Question

The transformed image of point $$A$$ located at $$(3,3)$$ is point $$A'$$ located at $$(-3,-3)$$. Explain how this image could be produced by a translation, a rotation, and by one or more reflections.

Answer

**step1** Understanding the given points

We are given two points on a coordinate plane. The first point is A, located at (3,3). This means point A is 3 units to the right of the origin (0,0) and 3 units up from the origin. The second point is A', located at (-3,-3). This means point A' is 3 units to the left of the origin (0,0) and 3 units down from the origin. We need to explain how A can be transformed into A' using a translation, a rotation, and one or more reflections.
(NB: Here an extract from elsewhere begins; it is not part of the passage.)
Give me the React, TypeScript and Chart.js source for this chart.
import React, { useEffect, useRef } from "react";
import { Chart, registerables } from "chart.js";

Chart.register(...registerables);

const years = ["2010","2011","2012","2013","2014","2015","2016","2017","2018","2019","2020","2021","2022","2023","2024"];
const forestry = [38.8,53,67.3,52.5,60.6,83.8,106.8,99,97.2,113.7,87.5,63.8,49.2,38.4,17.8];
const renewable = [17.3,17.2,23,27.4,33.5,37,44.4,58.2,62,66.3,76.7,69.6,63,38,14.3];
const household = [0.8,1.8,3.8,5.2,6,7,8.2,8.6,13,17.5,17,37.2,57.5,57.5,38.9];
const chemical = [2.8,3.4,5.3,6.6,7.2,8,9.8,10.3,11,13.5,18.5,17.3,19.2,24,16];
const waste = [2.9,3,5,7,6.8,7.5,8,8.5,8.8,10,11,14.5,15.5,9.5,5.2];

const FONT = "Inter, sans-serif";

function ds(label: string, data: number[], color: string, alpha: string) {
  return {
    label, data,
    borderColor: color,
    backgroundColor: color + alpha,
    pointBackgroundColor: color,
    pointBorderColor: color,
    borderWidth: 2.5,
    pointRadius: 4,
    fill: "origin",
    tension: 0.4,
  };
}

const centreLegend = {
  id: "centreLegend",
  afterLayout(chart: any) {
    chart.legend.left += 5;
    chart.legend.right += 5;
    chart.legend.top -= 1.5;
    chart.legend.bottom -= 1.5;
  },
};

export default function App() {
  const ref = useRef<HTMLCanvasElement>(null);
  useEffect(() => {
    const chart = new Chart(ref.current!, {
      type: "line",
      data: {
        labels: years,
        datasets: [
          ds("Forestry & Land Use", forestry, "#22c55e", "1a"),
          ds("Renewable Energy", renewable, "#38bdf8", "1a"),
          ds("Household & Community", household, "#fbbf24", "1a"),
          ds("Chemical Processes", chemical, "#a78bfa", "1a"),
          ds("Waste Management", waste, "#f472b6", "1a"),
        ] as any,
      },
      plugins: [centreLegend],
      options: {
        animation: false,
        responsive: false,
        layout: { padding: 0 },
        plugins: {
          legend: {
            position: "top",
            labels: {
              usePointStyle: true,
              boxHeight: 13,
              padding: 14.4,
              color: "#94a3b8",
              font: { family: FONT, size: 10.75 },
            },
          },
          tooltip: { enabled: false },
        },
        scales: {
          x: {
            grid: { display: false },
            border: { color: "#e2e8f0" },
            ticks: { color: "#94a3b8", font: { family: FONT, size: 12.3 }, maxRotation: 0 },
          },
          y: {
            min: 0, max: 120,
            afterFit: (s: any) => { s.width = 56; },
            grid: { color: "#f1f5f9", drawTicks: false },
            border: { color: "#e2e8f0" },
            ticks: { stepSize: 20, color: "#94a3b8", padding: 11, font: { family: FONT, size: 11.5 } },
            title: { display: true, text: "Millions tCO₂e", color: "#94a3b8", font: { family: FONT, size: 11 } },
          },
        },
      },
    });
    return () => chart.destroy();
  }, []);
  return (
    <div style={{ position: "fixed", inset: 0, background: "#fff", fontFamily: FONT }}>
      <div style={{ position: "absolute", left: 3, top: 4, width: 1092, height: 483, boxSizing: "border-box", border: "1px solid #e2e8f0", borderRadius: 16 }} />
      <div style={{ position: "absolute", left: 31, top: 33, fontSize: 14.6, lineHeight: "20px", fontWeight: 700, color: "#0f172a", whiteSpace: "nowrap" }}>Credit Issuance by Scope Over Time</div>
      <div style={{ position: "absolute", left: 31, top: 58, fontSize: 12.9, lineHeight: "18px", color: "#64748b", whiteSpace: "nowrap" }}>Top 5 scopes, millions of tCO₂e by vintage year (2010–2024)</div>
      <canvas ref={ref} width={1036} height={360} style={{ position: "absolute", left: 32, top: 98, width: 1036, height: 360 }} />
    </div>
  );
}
**step2** Explaining the transformation by translation

A translation is a movement of a point without turning or flipping it. To move point A(3,3) to point A'(-3,-3) by translation, we need to determine how many units it moves horizontally and vertically.
First, let's look at the horizontal change (x-coordinate). Point A is at 3, and point A' is at -3. To go from 3 to -3, we need to move 6 units to the left (from 3 to 0 is 3 units, and from 0 to -3 is another 3 units, totaling 6 units).
Next, let's look at the vertical change (y-coordinate). Point A is at 3, and point A' is at -3. To go from 3 to -3, we need to move 6 units down (from 3 to 0 is 3 units, and from 0 to -3 is another 3 units, totaling 6 units).
Therefore, a translation of 6 units to the left and 6 units down transforms point A(3,3) to point A'(-3,-3).
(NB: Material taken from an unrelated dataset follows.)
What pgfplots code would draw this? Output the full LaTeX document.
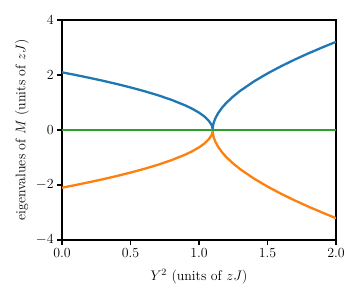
\RequirePackage{fix-cm}
\documentclass[border=0pt]{standalone}
\usepackage{pgfplots}
\pgfplotsset{compat=1.18}
\definecolor{tabblue}{HTML}{1F77B4}
\definecolor{taborange}{HTML}{FF7F0E}
\definecolor{tabgreen}{HTML}{2CA02C}
\begin{document}
\begin{tikzpicture}[font=\fontsize{13.9}{16}\selectfont]
\path[use as bounding box] (-62pt,-60pt) rectangle (298pt,240pt);
\begin{axis}[
  at={(0,0)}, anchor=south west,
  width=274pt, height=220pt, scale only axis,
  xmin=0, xmax=2, ymin=-4, ymax=4,
  xtick={0,0.5,1,1.5,2}, xticklabels={0.0,0.5,1.0,1.5,2.0},
  ytick={-4,-2,0,2,4},
  tick align=outside, tick pos=left,
  major tick length=4.9pt,
  axis line style={line width=1.1pt},
  every tick/.style={black, line width=1.1pt},
  tick label style={font=\fontsize{13.9}{16}\selectfont},
  label style={font=\fontsize{13.9}{16}\selectfont},
  xlabel={$Y^2$ (units of $zJ$)},
  ylabel={eigenvalues of $M$ (units of $zJ$)},
  xlabel style={at={(axis description cs:0.5,-0.168)}, anchor=center},
  ylabel style={at={(axis description cs:-0.146,0.5)}, anchor=center},
]
% blue: positive branch
\addplot[tabblue, line width=2.3pt] coordinates {
(0,2.098) (0.1,2.0) (0.2,1.897) (0.3,1.789) (0.4,1.673) (0.5,1.549) (0.6,1.414)
(0.7,1.265) (0.8,1.095) (0.9,0.894) (0.95,0.775) (1.0,0.632) (1.04,0.490)
(1.07,0.346) (1.09,0.2) (1.095,0.141) (1.099,0.063) (1.1,0)
(1.101,0.095) (1.105,0.214) (1.11,0.304) (1.12,0.432) (1.14,0.616) (1.17,0.822)
(1.2,0.989) (1.25,1.222) (1.3,1.422) (1.4,1.763) (1.5,2.057) (1.6,2.321)
(1.7,2.564) (1.8,2.790) (1.9,3.003) (2.0,3.206)
};
% orange: negative branch
\addplot[taborange, line width=2.3pt] coordinates {
(0,-2.098) (0.1,-2.0) (0.2,-1.897) (0.3,-1.789) (0.4,-1.673) (0.5,-1.549) (0.6,-1.414)
(0.7,-1.265) (0.8,-1.095) (0.9,-0.894) (0.95,-0.775) (1.0,-0.632) (1.04,-0.490)
(1.07,-0.346) (1.09,-0.2) (1.095,-0.141) (1.099,-0.063) (1.1,0)
(1.101,-0.095) (1.105,-0.214) (1.11,-0.304) (1.12,-0.432) (1.14,-0.616) (1.17,-0.822)
(1.2,-0.989) (1.25,-1.222) (1.3,-1.422) (1.4,-1.763) (1.5,-2.057) (1.6,-2.321)
(1.7,-2.564) (1.8,-2.790) (1.9,-3.003) (2.0,-3.206)
};
% green: zero eigenvalue
\addplot[tabgreen, line width=2.3pt] coordinates {(0,0) (2,0)};
\end{axis}
\end{tikzpicture}
\end{document}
**step3** Explaining the transformation by rotation

A rotation is a turn around a fixed point called the center of rotation. If we choose the origin (0,0) as the center of rotation, we can spin point A(3,3) around it.
Point A(3,3) is in the top-right section of the coordinate plane. Point A'(-3,-3) is in the bottom-left section, exactly opposite to A relative to the origin.
If we rotate point A(3,3) by 180 degrees (which is a half-turn) around the origin (0,0), its x-coordinate (3) will become its opposite (-3), and its y-coordinate (3) will also become its opposite (-3).
Therefore, a rotation of 180 degrees about the origin (0,0) transforms point A(3,3) to point A'(-3,-3).
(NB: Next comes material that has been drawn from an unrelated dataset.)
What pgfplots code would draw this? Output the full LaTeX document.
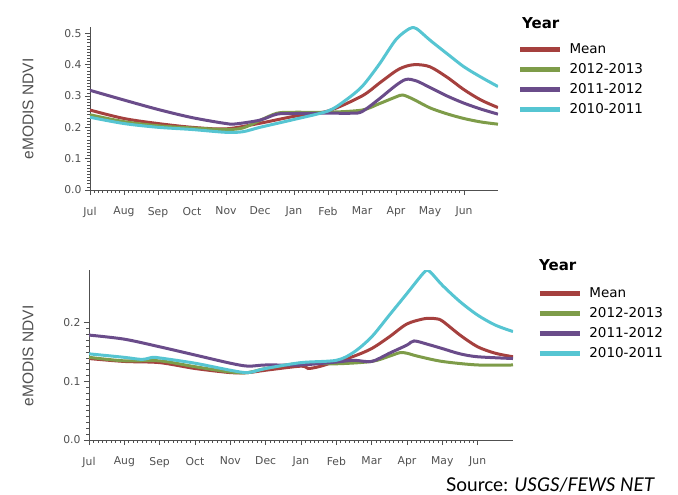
\documentclass[border=0pt]{standalone}
\usepackage{fontspec}
\usepackage{pgfplots}
\pgfplotsset{compat=1.18}
\setmainfont{DejaVu Sans}
\newfontfamily\labelfont{Liberation Sans}
\newfontfamily\srcfont{Lato}
\definecolor{cmean}{HTML}{A5403E}
\definecolor{c1213}{HTML}{7E9C49}
\definecolor{c1112}{HTML}{6A4C8A}
\definecolor{c1011}{HTML}{56C5D2}
\definecolor{axgray}{HTML}{505050}

\pgfplotsset{
  ndvi/.style={
    scale only axis,
    axis lines*=left,
    axis line style={-, color=axgray, line width=0.8pt},
    tick align=outside,
    xmin=0, xmax=12, ymin=0,
    xtick={0,1,...,11},
    xticklabels={Jul,Aug,Sep,Oct,Nov,Dec,Jan,Feb,Mar,Apr,May,Jun},
    minor x tick num=7,
    minor y tick num=9,
    major tick length=5pt,
    minor tick length=2.5pt,
    every tick/.style={axgray, line width=0.6pt},
    ticklabel style={font=\fontsize{10.8}{12}\selectfont, text=axgray},
    xticklabel style={yshift=-8.5pt},
    /pgf/number format/assume math mode=true,
    /pgf/number format/fixed,
    /pgf/number format/fixed zerofill,
    /pgf/number format/precision=1,
    ylabel={eMODIS NDVI},
    ylabel style={font=\labelfont\fontsize{15.5}{17}\selectfont, text=axgray, anchor=center},
    every axis plot/.append style={line width=3pt, smooth, tension=0.5},
    legend image code/.code={\draw[#1, line width=5pt] (0pt,0pt) -- (40pt,0pt);},
    legend cell align=left,
    legend style={draw=none, fill=none, anchor=north west,
      font=\fontsize{13.5}{15}\selectfont, row sep=6.5pt,
      nodes={inner xsep=7pt, inner ysep=1pt}},
  }
}

\pgfplotstableread{
x y
0 0.255
1 0.228
2 0.212
3 0.200
4 0.195
5 0.213
6 0.235
7 0.252
8 0.300
8.5 0.340
9 0.380
9.3 0.395
9.6 0.400
10 0.393
10.5 0.360
11 0.320
11.5 0.287
12 0.263
}\topmean
\pgfplotstableread{
x y
0 0.240
1 0.218
2 0.205
3 0.198
4 0.193
4.5 0.198
5 0.222
5.5 0.245
6 0.248
7 0.248
8 0.255
8.5 0.275
9 0.297
9.2 0.303
9.5 0.290
10 0.262
10.5 0.243
11 0.228
11.5 0.217
12 0.210
}\topgreen
\pgfplotstableread{
x y
0 0.318
1 0.287
2 0.257
3 0.231
4 0.212
4.3 0.211
5 0.223
5.5 0.242
6 0.244
7 0.245
7.7 0.245
8 0.250
8.5 0.290
9 0.334
9.3 0.353
9.6 0.348
10 0.327
10.5 0.300
11 0.277
11.5 0.258
12 0.242
}\toppurple
\pgfplotstableread{
x y
0 0.232
1 0.212
2 0.200
3 0.193
4 0.184
4.5 0.186
5 0.200
6 0.225
7 0.252
7.5 0.285
8 0.330
8.5 0.400
9 0.480
9.4 0.515
9.6 0.515
10 0.478
10.5 0.435
11 0.393
11.5 0.360
12 0.330
}\topcyan

\pgfplotstableread{
x y
0 0.139
1 0.134
2 0.132
3 0.122
4 0.115
4.5 0.115
5 0.119
6 0.126
6.2 0.122
6.5 0.125
7 0.134
7.5 0.143
8 0.156
8.5 0.176
9 0.198
9.5 0.207
9.8 0.207
10 0.203
10.5 0.179
11 0.159
11.5 0.148
12 0.142
}\botmean
\pgfplotstableread{
x y
0 0.141
1 0.135
2 0.135
3 0.125
4 0.116
4.5 0.115
5 0.122
6 0.131
7 0.130
8 0.134
8.5 0.143
8.8 0.149
9 0.148
9.3 0.143
10 0.134
11 0.128
12 0.128
}\botgreen
\pgfplotstableread{
x y
0 0.179
1 0.172
2 0.159
3 0.145
4 0.131
4.5 0.126
5 0.128
6 0.128
7 0.133
7.5 0.136
8 0.134
8.5 0.148
9 0.162
9.2 0.169
9.6 0.163
10 0.156
10.5 0.147
11 0.142
12 0.139
}\botpurple
\pgfplotstableread{
x y
0 0.147
1 0.141
1.5 0.1375
1.8 0.141
2 0.140
3 0.131
4 0.119
4.5 0.115
5 0.122
6 0.132
7 0.136
7.5 0.150
8 0.176
8.5 0.213
9 0.250
9.5 0.287
9.65 0.287
10 0.264
10.5 0.236
11 0.213
11.5 0.196
12 0.185
}\botcyan

\begin{document}
\begin{tikzpicture}
\path[use as bounding box] (0pt,0pt) rectangle (678pt,-495pt);

\begin{axis}[ndvi,
  at={(90pt,-190pt)}, anchor=south west,
  width=408pt, height=163pt,
  ymax=0.52, ytick={0,0.1,...,0.5},
  ylabel style={at={(axis description cs:-0.152,0.497)}},
  legend style={at={(axis description cs:1.04,0.915)}},
]
\addplot[cmean] table {\topmean};
\addplot[c1213] table {\topgreen};
\addplot[c1112] table {\toppurple};
\addplot[c1011] table {\topcyan};
\legend{Mean,2012-2013,2011-2012,2010-2011}
\end{axis}

\begin{axis}[ndvi,
  at={(89pt,-440pt)}, anchor=south west,
  width=424pt, height=170pt,
  ymax=0.29, ytick={0,0.1,0.2},
  ylabel style={at={(axis description cs:-0.144,0.494)}},
  legend style={at={(axis description cs:1.05,0.915)}},
]
\addplot[cmean] table {\botmean};
\addplot[c1213] table {\botgreen};
\addplot[c1112] table {\botpurple};
\addplot[c1011] table {\botcyan};
\legend{Mean,2012-2013,2011-2012,2010-2011}
\end{axis}

\node[anchor=west, font=\bfseries\fontsize{15}{17}\selectfont, inner sep=0pt] at (522pt,-23pt) {Year};
\node[anchor=west, font=\bfseries\fontsize{15}{17}\selectfont, inner sep=0pt] at (539pt,-265pt) {Year};
\node[anchor=base east, font=\srcfont\fontsize{19}{22}\selectfont, inner sep=0pt] at (655pt,-491pt) {Source: \textit{USGS/FEWS NET}};
\end{tikzpicture}
\end{document}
**step4** Explaining the transformation by reflection

A reflection is like flipping a point over a line, called the line of reflection.
There are two ways to achieve this transformation using reflections:
**Option 1: Using a single reflection**
We can reflect point A(3,3) across the line y = -x. This line passes through points like (1,-1), (0,0), (-1,1), etc. It is a diagonal line that slopes downwards from left to right, passing through the origin. If you fold the coordinate plane along this line, point A(3,3) would land exactly on point A'(-3,-3).
Therefore, a single reflection across the line y = -x transforms point A(3,3) to point A'(-3,-3).
**Option 2: Using two reflections**
We can perform two sequential reflections.
First, reflect point A(3,3) across the x-axis. When a point is reflected across the x-axis, its x-coordinate stays the same, and its y-coordinate becomes its opposite. So, A(3,3) becomes (3,-3).
Second, reflect this new point (3,-3) across the y-axis. When a point is reflected across the y-axis, its y-coordinate stays the same, and its x-coordinate becomes its opposite. So, (3,-3) becomes (-3,-3).
This final point is A'(-3,-3).
Therefore, two reflections, first across the x-axis and then across the y-axis, also transform point A(3,3) to point A'(-3,-3).